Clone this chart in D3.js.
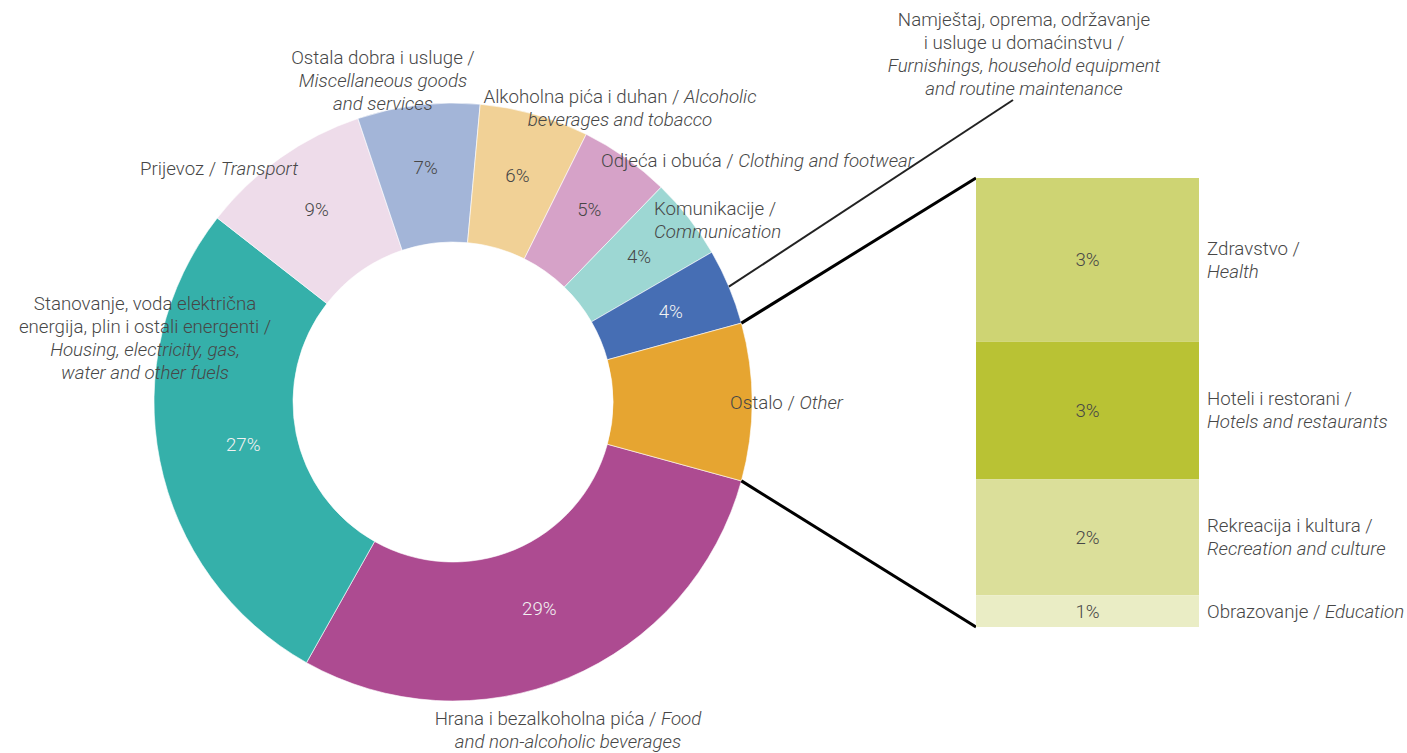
<!DOCTYPE html>
<html>
<head>
<meta charset="utf-8">
<script src="https://cdn.jsdelivr.net/npm/d3@7"></script>
<style>
  body { margin: 0; background: #fff; }
  text { font-family: Roboto, 'Open Sans', sans-serif; font-weight: 300; fill: #474747; font-size: 18.7px; }
</style>
</head>
<body>
<div id="chart-area"></div>
<script>
const WIDTH = 1407;
const HEIGHT = 753;
const CX = 453;
const CY = 402;
const R_OUT = 299;
const R_IN = 160;
const R_LABEL = 236;
const LINE_H = 23;

// pie, clockwise from food
const categories = ['food', 'housing', 'transport', 'misc', 'alcohol', 'clothing', 'communication', 'furnishings', 'other'];
const shares = [28.9, 27.4, 9.3, 6.6, 5.9, 4.9, 4.4, 4.1, 8.5];
const sliceColors = ['#ad4b91', '#35b0aa', '#eedcea', '#a3b5d8', '#f1d196', '#d6a2c8', '#9dd7d3', '#466eb4', '#e6a531'];
const whiteValue = ['food', 'housing', 'furnishings'];

// breakdown of "other"
const otherCategories = ['health', 'hotels', 'recreation', 'education'];
const otherShares = [3.1, 2.6, 2.2, 0.6];
const otherColors = ['#ced473', '#b9c234', '#dbdf9a', '#eaedc5'];

// label text, _italic_ parts
const pieLabels = {
  food: ['Hrana i bezalkoholna pića / _Food_', '_and non-alcoholic beverages_'],
  housing: ['Stanovanje, voda električna', 'energija, plin i ostali energenti /', '_Housing, electricity, gas,_', '_water and other fuels_'],
  transport: ['Prijevoz / _Transport_'],
  misc: ['Ostala dobra i usluge /', '_Miscellaneous goods_', '_and services_'],
  alcohol: ['Alkoholna pića i duhan / _Alcoholic_', '_beverages and tobacco_'],
  clothing: ['Odjeća i obuća / _Clothing and footwear_'],
  communication: ['Komunikacije /', '_Communication_'],
  furnishings: ['Namještaj, oprema, održavanje', 'i usluge u domaćinstvu /', '_Furnishings, household equipment_', '_and routine maintenance_'],
  other: ['Ostalo / _Other_'],
};
const otherLabels = {
  health: ['Zdravstvo /', '_Health_'],
  hotels: ['Hoteli i restorani /', '_Hotels and restaurants_'],
  recreation: ['Rekreacija i kultura /', '_Recreation and culture_'],
  education: ['Obrazovanje / _Education_'],
};

// where the pie labels sit
const pieLabelPos = {
  food: [568, 718, 'middle'],
  housing: [145, 303, 'middle'],
  transport: [219, 168, 'middle'],
  misc: [383, 57, 'middle'],
  alcohol: [620, 96, 'middle'],
  clothing: [601, 160, 'start'],
  communication: [654, 208, 'start'],
  furnishings: [1024, 19, 'middle'],
  other: [730, 402, 'start'],
};
// the big slices have their value a bit further in
const valueRadius = { housing: 214, food: 224 };

const BAR_X = 976;
const BAR_W = 223;
const BAR_TOP = 178;
const BAR_BOTTOM = 627;

main();

function main() {
  const svg = d3.select('#chart-area').append('svg')
    .attr('width', WIDTH)
    .attr('height', HEIGHT);
  drawPie(svg);
  drawBar(svg);
}

function writeLines(g, x, y, anchor, lines) {
  const t = g.append('text')
    .attr('text-anchor', anchor);
  lines.forEach((line, i) => {
    const parts = line.split('_');
    parts.forEach((p, j) => {
      if (!p) return;
      const s = t.append('tspan').text(p)
        .attr('font-style', j % 2 ? 'italic' : null);
      if (j === 0 || (j === 1 && !parts[0])) {
        s.attr('x', x).attr('y', y + i * LINE_H).attr('dy', '0.35em');
      }
    });
  });
  return t;
}

function drawPie(svg) {
  const data = categories.map((c, i) => ({ cat: c, value: shares[i], color: sliceColors[i] }));
  const otherShare = shares[categories.indexOf('other')] / d3.sum(shares);
  const start = Math.PI / 2 + otherShare * Math.PI;
  const pie = d3.pie().sort(null).value(d => d.value)
    .startAngle(start).endAngle(start + 2 * Math.PI);
  const arcs = pie(data);
  const arc = d3.arc().innerRadius(R_IN).outerRadius(R_OUT);

  const g = svg.append('g').attr('transform', `translate(${CX}, ${CY})`);
  g.selectAll('path')
    .data(arcs)
    .enter()
    .append('path')
    .attr('d', arc)
    .attr('fill', d => d.data.color)
    .attr('stroke', '#fff')
    .attr('stroke-width', 0.6);

  g.selectAll('text.value')
    .data(arcs.filter(d => d.data.cat !== 'other'))
    .enter()
    .append('text')
    .attr('class', 'value')
    .attr('transform', d => {
      const a = (d.startAngle + d.endAngle) / 2;
      const r = valueRadius[d.data.cat] || R_LABEL;
      return `translate(${Math.sin(a) * r}, ${-Math.cos(a) * r})`;
    })
    .attr('text-anchor', 'middle')
    .attr('dy', '0.35em')
    .style('fill', d => whiteValue.includes(d.data.cat) ? '#f2f2f2' : '#474747')
    .text(d => `${Math.round(d.data.value)}%`);

  categories.forEach(c => {
    const [x, y, anchor] = pieLabelPos[c];
    writeLines(svg, x, y, anchor, pieLabels[c]);
  });

  // pointer for furnishings
  const furn = arcs.find(d => d.data.cat === 'furnishings');
  const fa = (furn.startAngle + furn.endAngle) / 2;
  svg.append('line')
    .attr('x1', CX + Math.sin(fa) * R_OUT)
    .attr('y1', CY - Math.cos(fa) * R_OUT)
    .attr('x2', 1013)
    .attr('y2', 100)
    .attr('stroke', '#222')
    .attr('stroke-width', 2);

  // connectors to the bar
  const oth = arcs.find(d => d.data.cat === 'other');
  [[oth.startAngle, BAR_TOP], [oth.endAngle, BAR_BOTTOM]].forEach(([a, y]) => {
    svg.append('line')
      .attr('x1', CX + Math.sin(a) * R_OUT)
      .attr('y1', CY - Math.cos(a) * R_OUT)
      .attr('x2', BAR_X)
      .attr('y2', y)
      .attr('stroke', '#000')
      .attr('stroke-width', 3);
  });
}

function drawBar(svg) {
  let acc = 0;
  const data = otherCategories.map((c, i) => {
    const d = { cat: c, value: otherShares[i], y0: acc, color: otherColors[i] };
    acc += otherShares[i];
    d.y1 = acc;
    return d;
  });
  const scaleY = d3.scaleLinear()
    .domain([0, d3.sum(otherShares)])
    .range([BAR_TOP, BAR_BOTTOM]);

  const g = svg.append('g');
  g.selectAll('rect')
    .data(data)
    .enter()
    .append('rect')
    .attr('x', BAR_X)
    .attr('y', d => scaleY(d.y0))
    .attr('width', BAR_W)
    .attr('height', d => scaleY(d.y1) - scaleY(d.y0))
    .attr('fill', d => d.color);

  g.selectAll('text.value')
    .data(data)
    .enter()
    .append('text')
    .attr('class', 'value')
    .attr('x', BAR_X + BAR_W / 2)
    .attr('y', d => (scaleY(d.y0) + scaleY(d.y1)) / 2)
    .attr('dy', '0.35em')
    .attr('text-anchor', 'middle')
    .text(d => `${Math.round(d.value)}%`);

  data.forEach(d => {
    const lines = otherLabels[d.cat];
    const mid = (scaleY(d.y0) + scaleY(d.y1)) / 2;
    writeLines(g, BAR_X + BAR_W + 8, mid - (lines.length - 1) * LINE_H / 2, 'start', lines);
  });
}
</script>
</body>
</html>
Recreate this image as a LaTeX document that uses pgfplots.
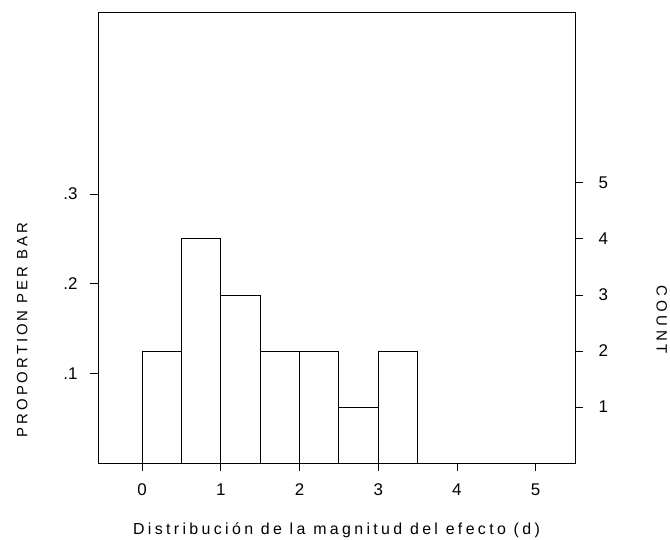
\documentclass[border=0pt]{standalone}
\usepackage{fontspec}
\setmainfont{Liberation Sans}
\usepackage{pgfplots}
\pgfplotsset{compat=1.18}
\newcommand{\tfont}{\fontsize{17}{19}\selectfont}
\begin{document}
\begin{tikzpicture}[x=1bp,y=1bp]
\useasboundingbox (-98,-77) rectangle (572,463);
% proportion axis (left) with full frame
\begin{axis}[
  at={(0,0)}, anchor=south west, scale only axis,
  width=477bp, height=451bp,
  xmin=-0.56, xmax=5.5, ymin=0, ymax=0.503125,
  xtick={0,1,2,3,4,5}, ytick={0.1,0.2,0.3},
  xticklabels={{\tfont 0},{\tfont 1},{\tfont 2},{\tfont 3},{\tfont 4},{\tfont 5}},
  yticklabels={{\tfont .1},{\tfont .2},{\tfont .3}},
  xtick pos=bottom, ytick pos=left,
  tick align=outside, major tick length=8bp,
  axis line style={line width=0.8bp},
  tick style={line width=0.8bp, black},
  /pgf/number format/assume math mode=true,
  xticklabel style={yshift=-9bp},
  yticklabel style={xshift=-9bp},
  xlabel={Distribución de la magnitud del efecto (d)},
  xlabel style={at={(axis description cs:0.5,-0.149)}, anchor=center,
    font=\fontsize{16}{18}\selectfont\addfontfeatures{LetterSpace=21}},
  ylabel={PROPORTION PER BAR},
  ylabel style={at={(axis description cs:-0.159,0.295)}, anchor=center, rotate=0,
    font=\fontsize{15}{17}\selectfont\addfontfeatures{LetterSpace=20}},
]
\end{axis}
% count axis (right) with the bars
\begin{axis}[
  at={(0,0)}, anchor=south west, scale only axis,
  width=477bp, height=451bp,
  xmin=-0.56, xmax=5.5, ymin=0, ymax=8.05,
  axis x line=none, axis y line*=right,
  ytick={1,2,3,4,5},
  yticklabels={{\tfont 1},{\tfont 2},{\tfont 3},{\tfont 4},{\tfont 5}},
  tick align=outside, major tick length=8bp,
  axis line style={line width=0.8bp},
  tick style={line width=0.8bp, black},
  /pgf/number format/assume math mode=true,
  yticklabel style={xshift=12bp},
  ylabel={COUNT},
  ylabel style={at={(axis description cs:1.182,0.317)}, anchor=center, rotate=180,
    font=\fontsize{15}{17}\selectfont\addfontfeatures{LetterSpace=25}},
]
\addplot[ybar interval, fill=white, draw=black, line width=0.8bp]
  coordinates {(0,2) (0.5,4) (1,3) (1.5,2) (2,2) (2.5,1) (3,2) (3.5,2)};
\end{axis}
\end{tikzpicture}
\end{document}
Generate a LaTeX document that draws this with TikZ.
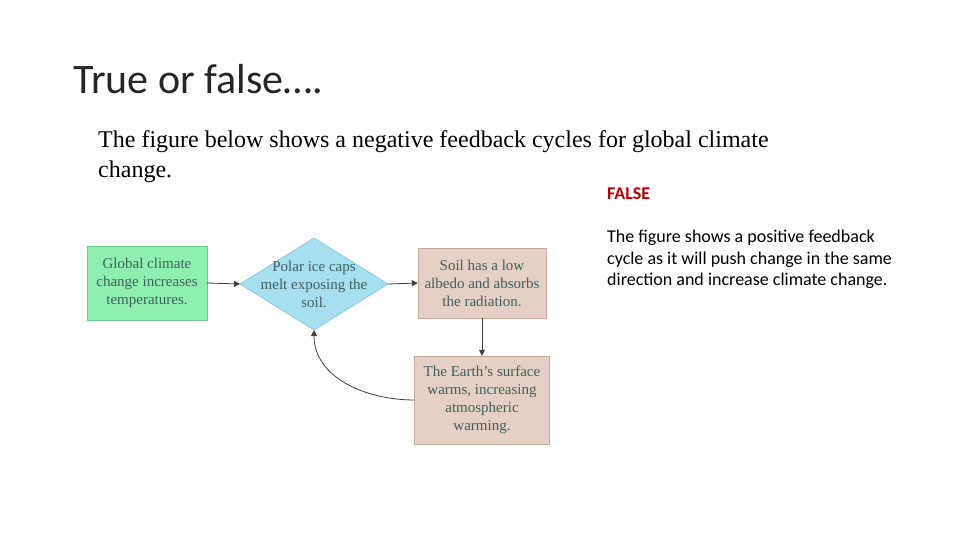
\documentclass[tikz,border=0pt]{standalone}
\usepackage{fontspec}
\setmainfont{Liberation Serif}
\newfontfamily\calfont{Carlito}
\usetikzlibrary{shapes.geometric,arrows.meta}
\definecolor{gbox}{HTML}{8EF0B0}
\definecolor{gline}{HTML}{6CCB8C}
\definecolor{bbox}{HTML}{A6E0EE}
\definecolor{bline}{HTML}{5BB8D6}
\definecolor{tbox}{HTML}{E4D0C6}
\definecolor{tline}{HTML}{C8A898}
\definecolor{dtext}{HTML}{3F5F5F}
\definecolor{fred}{HTML}{C00000}
\tikzset{
 x=1pt,y=-1pt,
 lbl/.style={font=\fontsize{15}{18}\selectfont,text=dtext,align=center},
 arr/.style={draw=black!75,line width=0.8pt,-{Triangle[length=6pt,width=6pt]}}
}
\begin{document}
\begin{tikzpicture}
\useasboundingbox (0,0) rectangle (960,540);
\node[anchor=base west,font=\calfont\fontsize{42}{48}\selectfont,text=black!85,inner sep=0] (title) at (73,94) {True or false….};
\node[anchor=north west,font=\fontsize{24}{30}\selectfont,align=left,inner sep=0] (q) at (98,130) {The figure below shows a negative feedback cycles for global climate\\change.};
\node[anchor=north west,font=\calfont\bfseries\fontsize{18}{21}\selectfont,text=fred,inner sep=0] (f) at (607,187) {FALSE};
\node[anchor=north west,font=\calfont\fontsize{18}{21.5}\selectfont,align=left,inner sep=0] (e) at (607,230) {The figure shows a positive feedback\\cycle as it will push change in the same\\direction and increase climate change.};
\node[lbl,draw=gline,fill=gbox,minimum width=120pt,minimum height=74pt,inner sep=0] (a) at (147,283) {Global climate\\change increases\\temperatures.};
\coordinate (bw) at (240,284);
\coordinate (be) at (388,284);
\coordinate (bn) at (314,238);
\coordinate (bs) at (314,330);
\draw[bline,fill=bbox] (bw) -- (bn) -- (be) -- (bs) -- cycle;
\node[lbl] (b) at (314,284) {Polar ice caps\\melt exposing the\\soil.};
\node[lbl,draw=tline,fill=tbox,minimum width=128pt,minimum height=70pt,inner sep=0] (c) at (482,283) {Soil has a low\\albedo and absorbs\\the radiation.};
\node[lbl,draw=tline,fill=tbox,minimum width=135pt,minimum height=88pt,inner sep=0] (d) at (482,400) {The Earth’s surface\\warms, increasing\\atmospheric\\warming.};
\draw[arr] (a.east) -- (bw);
\draw[arr] (be) -- (c.west);
\draw[arr] (c.south) -- (d.north);
\draw[arr] (d.west) to[out=180,in=-90,looseness=1] (bs);
\end{tikzpicture}
\end{document}
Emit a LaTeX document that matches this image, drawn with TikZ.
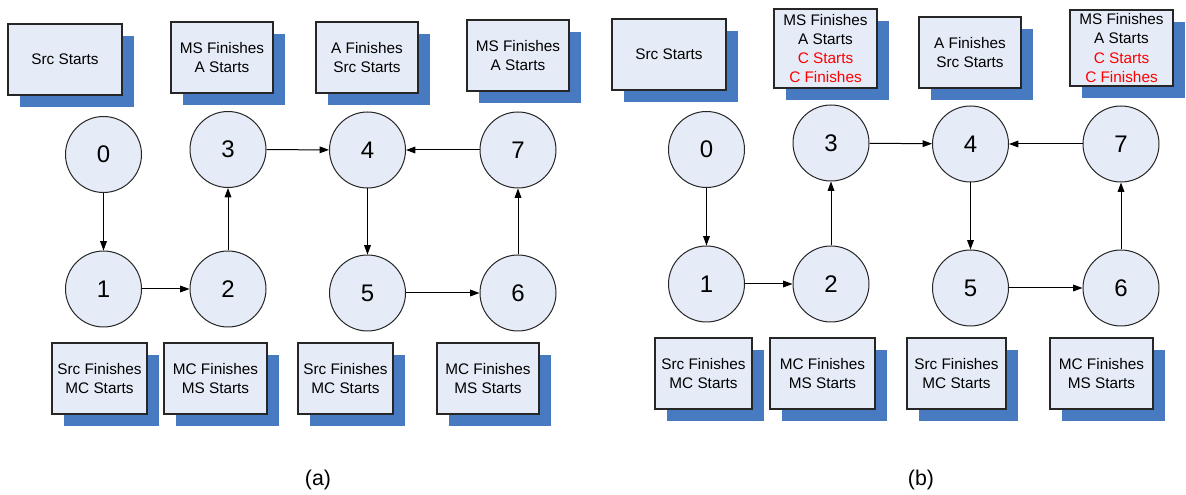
____________________
Task requirements
Search the material above for "chart". Pull out each line where it shows up.

Written solution
Clone this chart in D3.js.
<div id="chart-area"></div>
  const svg = d3.select('#chart-area').append('svg')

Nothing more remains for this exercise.